═════ Input ═════
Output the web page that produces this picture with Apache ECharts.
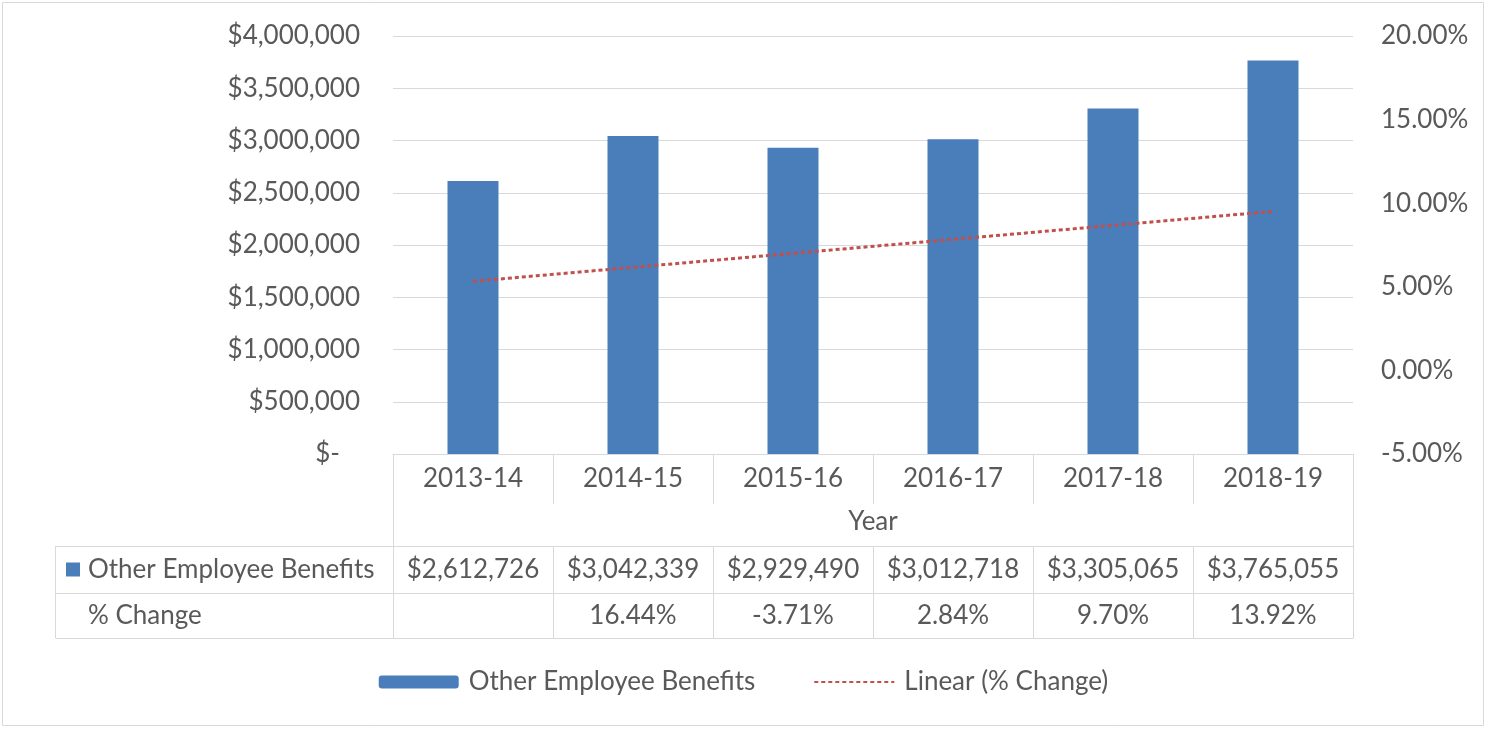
<!DOCTYPE html>
<html>
<head>
<meta charset="utf-8">
<title>Other Employee Benefits</title>
<script src="https://cdn.jsdelivr.net/npm/echarts@6/dist/echarts.min.js"></script>
<style>
  html, body { margin: 0; padding: 0; background: #ffffff; }
  #chart { width: 1487px; height: 729px; }
</style>
</head>
<body>
<div id="chart"></div>
<script>
// Fiscal years on the category axis
const years = ['2013-14', '2014-15', '2015-16', '2016-17', '2017-18', '2018-19'];
// Spending per year (dollars)
const benefits = [2612726, 3042339, 2929490, 3012718, 3305065, 3765055];
// Year-over-year change in percent (no prior year for the first)
const pctChange = [null, 16.44, -3.71, 2.84, 9.70, 13.92];
// Axis ticks
const dollarTicks = { min: 0, max: 4000000, step: 500000 };
const pctTicks = { min: -5, max: 20, step: 5 };

const seriesName = 'Other Employee Benefits';
const trendName = 'Linear (% Change)';
const pctRowName = '% Change';
const axisTitle = 'Year';

// Least-squares linear trend of the % change row, x = 1..n as in a spreadsheet trendline
function linearTrend(values) {
  const pts = [];
  values.forEach((v, i) => { if (v !== null && v !== undefined) pts.push([i + 1, v]); });
  const n = pts.length;
  const mx = pts.reduce((s, p) => s + p[0], 0) / n;
  const my = pts.reduce((s, p) => s + p[1], 0) / n;
  let num = 0, den = 0;
  pts.forEach(p => { num += (p[0] - mx) * (p[1] - my); den += (p[0] - mx) * (p[0] - mx); });
  const slope = num / den;
  const icpt = my - slope * mx;
  return values.map((_, i) => +(icpt + slope * (i + 1)).toFixed(4));
}
const trend = linearTrend(pctChange);

function money(v) {
  return '$' + Math.round(v).toLocaleString('en-US');
}

const FONT = 'Lato, "Open Sans", "Liberation Sans", sans-serif';
const TEXT = '#595959';
const LINE = '#d9d9d9';
const BAR = '#4a7ebb';
const TREND = '#c0504d';
const FS = 26;

const chart = echarts.init(document.getElementById('chart'), null, { renderer: 'canvas' });

const option = {
  animation: false,
  backgroundColor: '#ffffff',
  textStyle: { fontFamily: FONT, color: TEXT },
  grid: { left: 393, right: 134, top: 36, bottom: 275, containLabel: false },
  legend: {
    data: [
      { name: seriesName },
      { name: trendName, itemStyle: { opacity: 0 } }
    ],
    left: 'center',
    top: 664,
    itemWidth: 80,
    itemHeight: 13,
    itemGap: 58,
    textStyle: { fontFamily: FONT, fontSize: FS, color: TEXT, padding: [0, 0, 0, 5] }
  },
  xAxis: {
    type: 'category',
    data: years,
    boundaryGap: true,
    axisLine: { show: true, lineStyle: { color: LINE, width: 1 } },
    axisTick: { show: false },
    axisLabel: { fontFamily: FONT, fontSize: FS, color: TEXT, margin: 12 },
    name: axisTitle,
    nameLocation: 'middle',
    nameGap: 55,
    nameTextStyle: { fontFamily: FONT, fontSize: FS, color: TEXT },
    splitLine: { show: false }
  },
  yAxis: [
    {
      type: 'value',
      min: dollarTicks.min,
      max: dollarTicks.max,
      interval: dollarTicks.step,
      axisLine: { show: false },
      axisTick: { show: false },
      axisLabel: {
        fontFamily: FONT, fontSize: FS, color: TEXT, margin: 33,
        formatter: v => (v === 0 ? '$-   ' : money(v))
      },
      splitLine: { show: true, lineStyle: { color: LINE, width: 1 } }
    },
    {
      type: 'value',
      position: 'right',
      min: pctTicks.min,
      max: pctTicks.max,
      interval: pctTicks.step,
      axisLine: { show: false },
      axisTick: { show: false },
      axisLabel: {
        fontFamily: FONT, fontSize: FS, color: TEXT, margin: 28,
        formatter: v => v.toFixed(2) + '%'
      },
      splitLine: { show: false }
    }
  ],
  series: [
    {
      name: seriesName,
      type: 'bar',
      data: benefits,
      barWidth: 51,
      itemStyle: { color: BAR },
      yAxisIndex: 0
    },
    {
      name: trendName,
      type: 'line',
      data: trend,
      yAxisIndex: 1,
      symbol: 'none',
      lineStyle: { color: TREND, width: 3, type: [4, 3] },
      itemStyle: { color: TREND },
      z: 5
    }
  ]
};

chart.setOption(option);

// Data table under the plot: columns follow the category axis bands
function buildTable() {
  const centers = years.map(y => chart.convertToPixel({ xAxisIndex: 0 }, y));
  const band = centers[1] - centers[0];
  const bounds = [centers[0] - band / 2].concat(centers.map(c => c + band / 2));
  const right = bounds[bounds.length - 1];
  const top = chart.convertToPixel({ yAxisIndex: 0 }, 0);

  const headerBottom = top + 50;
  const row1Top = top + 92;
  const row2Top = top + 139;
  const tableBottom = top + 184;
  const tableLeft = 55;

  const els = [];
  const line = (x1, y1, x2, y2) => els.push({
    type: 'line', silent: true,
    shape: { x1, y1, x2, y2 },
    style: { stroke: LINE, lineWidth: 1 }
  });
  const text = (x, y, str, align) => els.push({
    type: 'text', silent: true, x, y,
    style: { text: str, fill: TEXT, font: FS + 'px ' + FONT, align: align || 'center', verticalAlign: 'middle' }
  });

  // outer frame of the chart area
  els.push({
    type: 'rect', silent: true,
    shape: { x: 2.5, y: 2.5, width: 1481, height: 723 },
    style: { fill: null, stroke: LINE, lineWidth: 1 }
  });

  // cell separators
  bounds.forEach((b, i) => {
    const x = Math.round(b) + 0.5;
    if (i === 0 || i === bounds.length - 1) {
      line(x, top, x, tableBottom);
    } else {
      line(x, top, x, headerBottom);
      line(x, row1Top, x, tableBottom);
    }
  });
  // row rules
  [row1Top, row2Top, tableBottom].forEach(y => line(tableLeft + 0.5, Math.round(y) + 0.5, Math.round(right) + 0.5, Math.round(y) + 0.5));
  line(tableLeft + 0.5, row1Top, tableLeft + 0.5, tableBottom);

  // row headers
  const r1 = (row1Top + row2Top) / 2;
  const r2 = (row2Top + tableBottom) / 2;
  els.push({
    type: 'rect', silent: true,
    shape: { x: 66, y: r1 - 7, width: 14, height: 14 },
    style: { fill: BAR }
  });
  text(88, r1, seriesName, 'left');
  text(88, r2, pctRowName, 'left');

  // cell values
  centers.forEach((c, i) => {
    text(c, r1, money(benefits[i]));
    if (pctChange[i] !== null) text(c, r2, pctChange[i].toFixed(2) + '%');
  });

  chart.setOption({ graphic: { elements: els } });
}
buildTable();
</script>
</body>
</html>
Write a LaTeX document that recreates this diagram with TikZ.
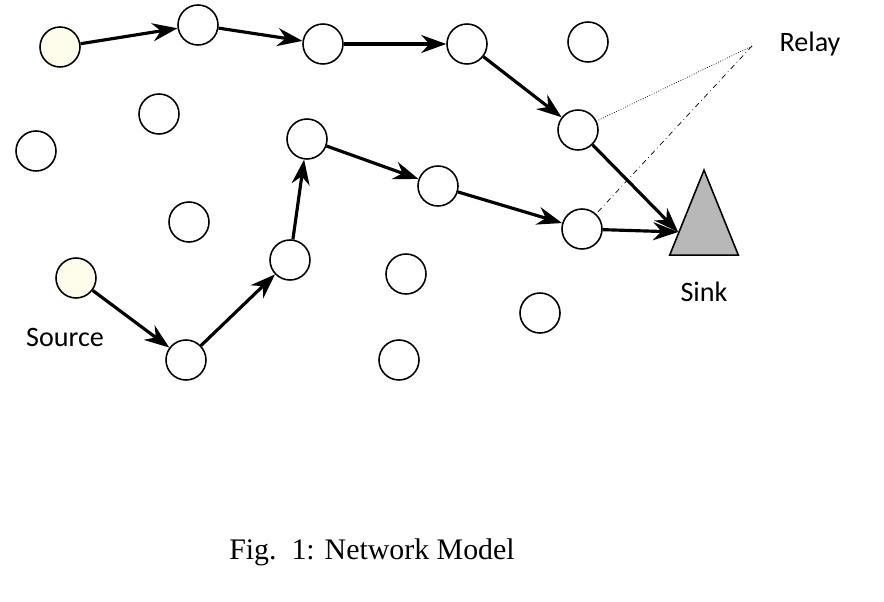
═════
◆ **Task goal**
Skip every picture and transcribe the data above exactly.

◆ **Solution to this exercise**
Output the web page that produces this picture with Apache ECharts.
<!DOCTYPE html>
<html>
<head>
<meta charset="utf-8">
<title>Other Employee Benefits</title>
<script src="https://cdn.jsdelivr.net/npm/echarts@6/dist/echarts.min.js"></script>
<style>
  html, body { margin: 0; padding: 0; background: #ffffff; }
  #chart { width: 1487px; height: 729px; }
</style>
</head>
<body>
<div id="chart"></div>
<script>
// Fiscal years on the category axis
const years = ['2013-14', '2014-15', '2015-16', '2016-17', '2017-18', '2018-19'];
// Spending per year (dollars)
const benefits = [2612726, 3042339, 2929490, 3012718, 3305065, 3765055];
// Year-over-year change in percent (no prior year for the first)
const pctChange = [null, 16.44, -3.71, 2.84, 9.70, 13.92];
// Axis ticks
const dollarTicks = { min: 0, max: 4000000, step: 500000 };
const pctTicks = { min: -5, max: 20, step: 5 };

const seriesName = 'Other Employee Benefits';
const trendName = 'Linear (% Change)';
const pctRowName = '% Change';
const axisTitle = 'Year';

// Least-squares linear trend of the % change row, x = 1..n as in a spreadsheet trendline
function linearTrend(values) {
  const pts = [];
  values.forEach((v, i) => { if (v !== null && v !== undefined) pts.push([i + 1, v]); });
  const n = pts.length;
  const mx = pts.reduce((s, p) => s + p[0], 0) / n;
  const my = pts.reduce((s, p) => s + p[1], 0) / n;
  let num = 0, den = 0;
  pts.forEach(p => { num += (p[0] - mx) * (p[1] - my); den += (p[0] - mx) * (p[0] - mx); });
  const slope = num / den;
  const icpt = my - slope * mx;
  return values.map((_, i) => +(icpt + slope * (i + 1)).toFixed(4));
}
const trend = linearTrend(pctChange);

function money(v) {
  return '$' + Math.round(v).toLocaleString('en-US');
}

const FONT = 'Lato, "Open Sans", "Liberation Sans", sans-serif';
const TEXT = '#595959';
const LINE = '#d9d9d9';
const BAR = '#4a7ebb';
const TREND = '#c0504d';
const FS = 26;

const chart = echarts.init(document.getElementById('chart'), null, { renderer: 'canvas' });

const option = {
  animation: false,
  backgroundColor: '#ffffff',
  textStyle: { fontFamily: FONT, color: TEXT },
  grid: { left: 393, right: 134, top: 36, bottom: 275, containLabel: false },
  legend: {
    data: [
      { name: seriesName },
      { name: trendName, itemStyle: { opacity: 0 } }
    ],
    left: 'center',
    top: 664,
    itemWidth: 80,
    itemHeight: 13,
    itemGap: 58,
    textStyle: { fontFamily: FONT, fontSize: FS, color: TEXT, padding: [0, 0, 0, 5] }
  },
  xAxis: {
    type: 'category',
    data: years,
    boundaryGap: true,
    axisLine: { show: true, lineStyle: { color: LINE, width: 1 } },
    axisTick: { show: false },
    axisLabel: { fontFamily: FONT, fontSize: FS, color: TEXT, margin: 12 },
    name: axisTitle,
    nameLocation: 'middle',
    nameGap: 55,
    nameTextStyle: { fontFamily: FONT, fontSize: FS, color: TEXT },
    splitLine: { show: false }
  },
  yAxis: [
    {
      type: 'value',
      min: dollarTicks.min,
      max: dollarTicks.max,
      interval: dollarTicks.step,
      axisLine: { show: false },
      axisTick: { show: false },
      axisLabel: {
        fontFamily: FONT, fontSize: FS, color: TEXT, margin: 33,
        formatter: v => (v === 0 ? '$-   ' : money(v))
      },
      splitLine: { show: true, lineStyle: { color: LINE, width: 1 } }
    },
    {
      type: 'value',
      position: 'right',
      min: pctTicks.min,
      max: pctTicks.max,
      interval: pctTicks.step,
      axisLine: { show: false },
      axisTick: { show: false },
      axisLabel: {
        fontFamily: FONT, fontSize: FS, color: TEXT, margin: 28,
        formatter: v => v.toFixed(2) + '%'
      },
      splitLine: { show: false }
    }
  ],
  series: [
    {
      name: seriesName,
      type: 'bar',
      data: benefits,
      barWidth: 51,
      itemStyle: { color: BAR },
      yAxisIndex: 0
    },
    {
      name: trendName,
      type: 'line',
      data: trend,
      yAxisIndex: 1,
      symbol: 'none',
      lineStyle: { color: TREND, width: 3, type: [4, 3] },
      itemStyle: { color: TREND },
      z: 5
    }
  ]
};

chart.setOption(option);

// Data table under the plot: columns follow the category axis bands
function buildTable() {
  const centers = years.map(y => chart.convertToPixel({ xAxisIndex: 0 }, y));
  const band = centers[1] - centers[0];
  const bounds = [centers[0] - band / 2].concat(centers.map(c => c + band / 2));
  const right = bounds[bounds.length - 1];
  const top = chart.convertToPixel({ yAxisIndex: 0 }, 0);

  const headerBottom = top + 50;
  const row1Top = top + 92;
  const row2Top = top + 139;
  const tableBottom = top + 184;
  const tableLeft = 55;

  const els = [];
  const line = (x1, y1, x2, y2) => els.push({
    type: 'line', silent: true,
    shape: { x1, y1, x2, y2 },
    style: { stroke: LINE, lineWidth: 1 }
  });
  const text = (x, y, str, align) => els.push({
    type: 'text', silent: true, x, y,
    style: { text: str, fill: TEXT, font: FS + 'px ' + FONT, align: align || 'center', verticalAlign: 'middle' }
  });

  // outer frame of the chart area
  els.push({
    type: 'rect', silent: true,
    shape: { x: 2.5, y: 2.5, width: 1481, height: 723 },
    style: { fill: null, stroke: LINE, lineWidth: 1 }
  });

  // cell separators
  bounds.forEach((b, i) => {
    const x = Math.round(b) + 0.5;
    if (i === 0 || i === bounds.length - 1) {
      line(x, top, x, tableBottom);
    } else {
      line(x, top, x, headerBottom);
      line(x, row1Top, x, tableBottom);
    }
  });
  // row rules
  [row1Top, row2Top, tableBottom].forEach(y => line(tableLeft + 0.5, Math.round(y) + 0.5, Math.round(right) + 0.5, Math.round(y) + 0.5));
  line(tableLeft + 0.5, row1Top, tableLeft + 0.5, tableBottom);

  // row headers
  const r1 = (row1Top + row2Top) / 2;
  const r2 = (row2Top + tableBottom) / 2;
  els.push({
    type: 'rect', silent: true,
    shape: { x: 66, y: r1 - 7, width: 14, height: 14 },
    style: { fill: BAR }
  });
  text(88, r1, seriesName, 'left');
  text(88, r2, pctRowName, 'left');

  // cell values
  centers.forEach((c, i) => {
    text(c, r1, money(benefits[i]));
    if (pctChange[i] !== null) text(c, r2, pctChange[i].toFixed(2) + '%');
  });

  chart.setOption({ graphic: { elements: els } });
}
buildTable();
</script>
</body>
</html>
Write a LaTeX document that recreates this diagram with TikZ.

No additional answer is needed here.